* [Exercise goal] Would you quote the material below from its first line through the line containing "var chart = echarts.init(document.getElementById('main'));", exactly and with both ends included?

* [Source records]
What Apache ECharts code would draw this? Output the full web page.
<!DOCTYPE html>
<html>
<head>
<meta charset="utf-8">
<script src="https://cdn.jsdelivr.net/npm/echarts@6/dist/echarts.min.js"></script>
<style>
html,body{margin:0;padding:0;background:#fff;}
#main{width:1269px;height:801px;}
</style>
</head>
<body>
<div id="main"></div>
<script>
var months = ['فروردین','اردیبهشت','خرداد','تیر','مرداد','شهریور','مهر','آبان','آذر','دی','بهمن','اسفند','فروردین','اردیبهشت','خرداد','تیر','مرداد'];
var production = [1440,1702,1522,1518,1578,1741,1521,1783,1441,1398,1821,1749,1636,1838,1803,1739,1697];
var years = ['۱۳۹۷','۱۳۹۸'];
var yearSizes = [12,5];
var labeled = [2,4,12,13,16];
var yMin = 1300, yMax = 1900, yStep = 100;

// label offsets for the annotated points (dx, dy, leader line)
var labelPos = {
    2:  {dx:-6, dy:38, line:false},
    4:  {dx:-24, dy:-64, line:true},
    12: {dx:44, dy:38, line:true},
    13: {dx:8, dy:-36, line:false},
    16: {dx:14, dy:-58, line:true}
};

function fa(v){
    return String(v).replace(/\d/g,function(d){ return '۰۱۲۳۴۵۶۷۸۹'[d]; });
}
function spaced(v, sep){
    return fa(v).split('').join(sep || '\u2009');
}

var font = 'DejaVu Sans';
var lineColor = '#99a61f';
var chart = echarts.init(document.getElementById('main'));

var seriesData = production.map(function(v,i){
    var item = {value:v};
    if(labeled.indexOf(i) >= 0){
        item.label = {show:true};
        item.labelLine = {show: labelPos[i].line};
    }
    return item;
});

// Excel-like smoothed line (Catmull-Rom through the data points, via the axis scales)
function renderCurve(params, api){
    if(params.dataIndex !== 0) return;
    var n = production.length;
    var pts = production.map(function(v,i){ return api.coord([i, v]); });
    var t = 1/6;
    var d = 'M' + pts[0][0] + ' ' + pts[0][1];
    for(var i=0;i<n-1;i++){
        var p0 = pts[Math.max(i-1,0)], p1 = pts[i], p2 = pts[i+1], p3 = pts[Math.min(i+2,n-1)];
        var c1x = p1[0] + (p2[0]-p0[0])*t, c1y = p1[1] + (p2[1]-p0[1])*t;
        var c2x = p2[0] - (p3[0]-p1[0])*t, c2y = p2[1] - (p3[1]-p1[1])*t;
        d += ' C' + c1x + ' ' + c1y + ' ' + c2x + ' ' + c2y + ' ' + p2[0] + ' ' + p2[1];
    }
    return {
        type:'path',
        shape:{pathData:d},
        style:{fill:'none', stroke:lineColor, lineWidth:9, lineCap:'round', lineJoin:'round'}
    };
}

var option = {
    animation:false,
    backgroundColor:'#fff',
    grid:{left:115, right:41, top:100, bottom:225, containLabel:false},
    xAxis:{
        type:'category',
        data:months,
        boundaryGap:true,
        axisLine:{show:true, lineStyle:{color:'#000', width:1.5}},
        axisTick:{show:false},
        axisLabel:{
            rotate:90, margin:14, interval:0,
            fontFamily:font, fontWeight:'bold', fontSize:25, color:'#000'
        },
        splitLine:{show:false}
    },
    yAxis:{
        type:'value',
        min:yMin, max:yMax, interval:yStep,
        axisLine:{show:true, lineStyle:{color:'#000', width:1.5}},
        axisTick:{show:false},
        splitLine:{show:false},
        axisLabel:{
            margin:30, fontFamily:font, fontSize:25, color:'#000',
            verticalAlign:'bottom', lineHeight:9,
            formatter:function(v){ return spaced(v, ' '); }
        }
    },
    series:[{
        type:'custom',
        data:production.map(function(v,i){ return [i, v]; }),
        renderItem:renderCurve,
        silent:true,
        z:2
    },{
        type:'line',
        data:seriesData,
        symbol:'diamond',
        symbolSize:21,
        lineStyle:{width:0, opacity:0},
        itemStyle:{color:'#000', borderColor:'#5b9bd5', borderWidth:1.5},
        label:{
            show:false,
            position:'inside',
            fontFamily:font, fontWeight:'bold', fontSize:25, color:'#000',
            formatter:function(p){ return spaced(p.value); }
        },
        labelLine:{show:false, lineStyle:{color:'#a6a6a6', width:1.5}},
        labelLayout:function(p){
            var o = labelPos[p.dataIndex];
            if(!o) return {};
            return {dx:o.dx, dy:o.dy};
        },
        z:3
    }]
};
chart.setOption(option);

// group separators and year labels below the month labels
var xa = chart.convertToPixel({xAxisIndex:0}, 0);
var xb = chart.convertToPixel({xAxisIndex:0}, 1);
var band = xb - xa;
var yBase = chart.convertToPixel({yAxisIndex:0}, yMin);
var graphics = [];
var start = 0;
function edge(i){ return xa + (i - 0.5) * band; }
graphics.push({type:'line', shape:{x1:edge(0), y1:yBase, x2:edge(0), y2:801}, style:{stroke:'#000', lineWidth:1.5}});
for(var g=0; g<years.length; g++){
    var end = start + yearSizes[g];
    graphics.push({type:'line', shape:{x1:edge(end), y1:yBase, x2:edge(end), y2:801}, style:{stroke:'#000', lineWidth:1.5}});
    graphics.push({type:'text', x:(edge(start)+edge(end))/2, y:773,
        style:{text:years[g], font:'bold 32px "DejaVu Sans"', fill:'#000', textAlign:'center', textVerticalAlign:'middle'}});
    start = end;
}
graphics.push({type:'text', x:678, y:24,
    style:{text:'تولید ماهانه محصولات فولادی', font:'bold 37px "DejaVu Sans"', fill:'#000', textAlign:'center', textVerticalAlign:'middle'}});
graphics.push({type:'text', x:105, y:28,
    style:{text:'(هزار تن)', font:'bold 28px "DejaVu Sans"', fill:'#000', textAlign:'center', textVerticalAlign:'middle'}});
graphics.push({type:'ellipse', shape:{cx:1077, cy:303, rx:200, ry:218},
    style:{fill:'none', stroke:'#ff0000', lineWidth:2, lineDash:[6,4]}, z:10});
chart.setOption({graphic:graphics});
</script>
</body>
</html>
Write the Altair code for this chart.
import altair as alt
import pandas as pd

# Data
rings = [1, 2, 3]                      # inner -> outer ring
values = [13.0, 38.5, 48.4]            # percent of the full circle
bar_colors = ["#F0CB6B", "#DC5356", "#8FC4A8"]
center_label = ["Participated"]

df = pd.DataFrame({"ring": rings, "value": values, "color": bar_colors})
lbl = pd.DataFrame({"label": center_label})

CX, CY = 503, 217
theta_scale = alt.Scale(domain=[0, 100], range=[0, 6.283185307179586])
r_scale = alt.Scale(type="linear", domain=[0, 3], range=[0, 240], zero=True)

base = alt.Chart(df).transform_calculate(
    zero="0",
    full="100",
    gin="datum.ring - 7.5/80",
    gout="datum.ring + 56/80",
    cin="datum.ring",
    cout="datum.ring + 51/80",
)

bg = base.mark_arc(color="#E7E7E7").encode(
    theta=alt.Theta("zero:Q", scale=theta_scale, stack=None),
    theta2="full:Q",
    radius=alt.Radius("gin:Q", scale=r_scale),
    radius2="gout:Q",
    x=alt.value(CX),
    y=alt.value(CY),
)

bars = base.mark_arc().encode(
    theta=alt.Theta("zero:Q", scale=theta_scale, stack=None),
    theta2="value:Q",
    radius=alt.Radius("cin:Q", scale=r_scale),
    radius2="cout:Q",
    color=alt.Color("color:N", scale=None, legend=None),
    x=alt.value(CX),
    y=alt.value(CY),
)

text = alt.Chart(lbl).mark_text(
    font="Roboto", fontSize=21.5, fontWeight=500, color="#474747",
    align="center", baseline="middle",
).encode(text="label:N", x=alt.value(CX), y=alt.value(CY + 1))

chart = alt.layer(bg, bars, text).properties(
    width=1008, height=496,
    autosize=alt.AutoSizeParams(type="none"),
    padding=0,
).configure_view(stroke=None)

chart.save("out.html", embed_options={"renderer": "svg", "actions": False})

* [Exercise result]
What Apache ECharts code would draw this? Output the full web page.
<!DOCTYPE html>
<html>
<head>
<meta charset="utf-8">
<script src="https://cdn.jsdelivr.net/npm/echarts@6/dist/echarts.min.js"></script>
<style>
html,body{margin:0;padding:0;background:#fff;}
#main{width:1269px;height:801px;}
</style>
</head>
<body>
<div id="main"></div>
<script>
var months = ['فروردین','اردیبهشت','خرداد','تیر','مرداد','شهریور','مهر','آبان','آذر','دی','بهمن','اسفند','فروردین','اردیبهشت','خرداد','تیر','مرداد'];
var production = [1440,1702,1522,1518,1578,1741,1521,1783,1441,1398,1821,1749,1636,1838,1803,1739,1697];
var years = ['۱۳۹۷','۱۳۹۸'];
var yearSizes = [12,5];
var labeled = [2,4,12,13,16];
var yMin = 1300, yMax = 1900, yStep = 100;

// label offsets for the annotated points (dx, dy, leader line)
var labelPos = {
    2:  {dx:-6, dy:38, line:false},
    4:  {dx:-24, dy:-64, line:true},
    12: {dx:44, dy:38, line:true},
    13: {dx:8, dy:-36, line:false},
    16: {dx:14, dy:-58, line:true}
};

function fa(v){
    return String(v).replace(/\d/g,function(d){ return '۰۱۲۳۴۵۶۷۸۹'[d]; });
}
function spaced(v, sep){
    return fa(v).split('').join(sep || '\u2009');
}

var font = 'DejaVu Sans';
var lineColor = '#99a61f';
var chart = echarts.init(document.getElementById('main'));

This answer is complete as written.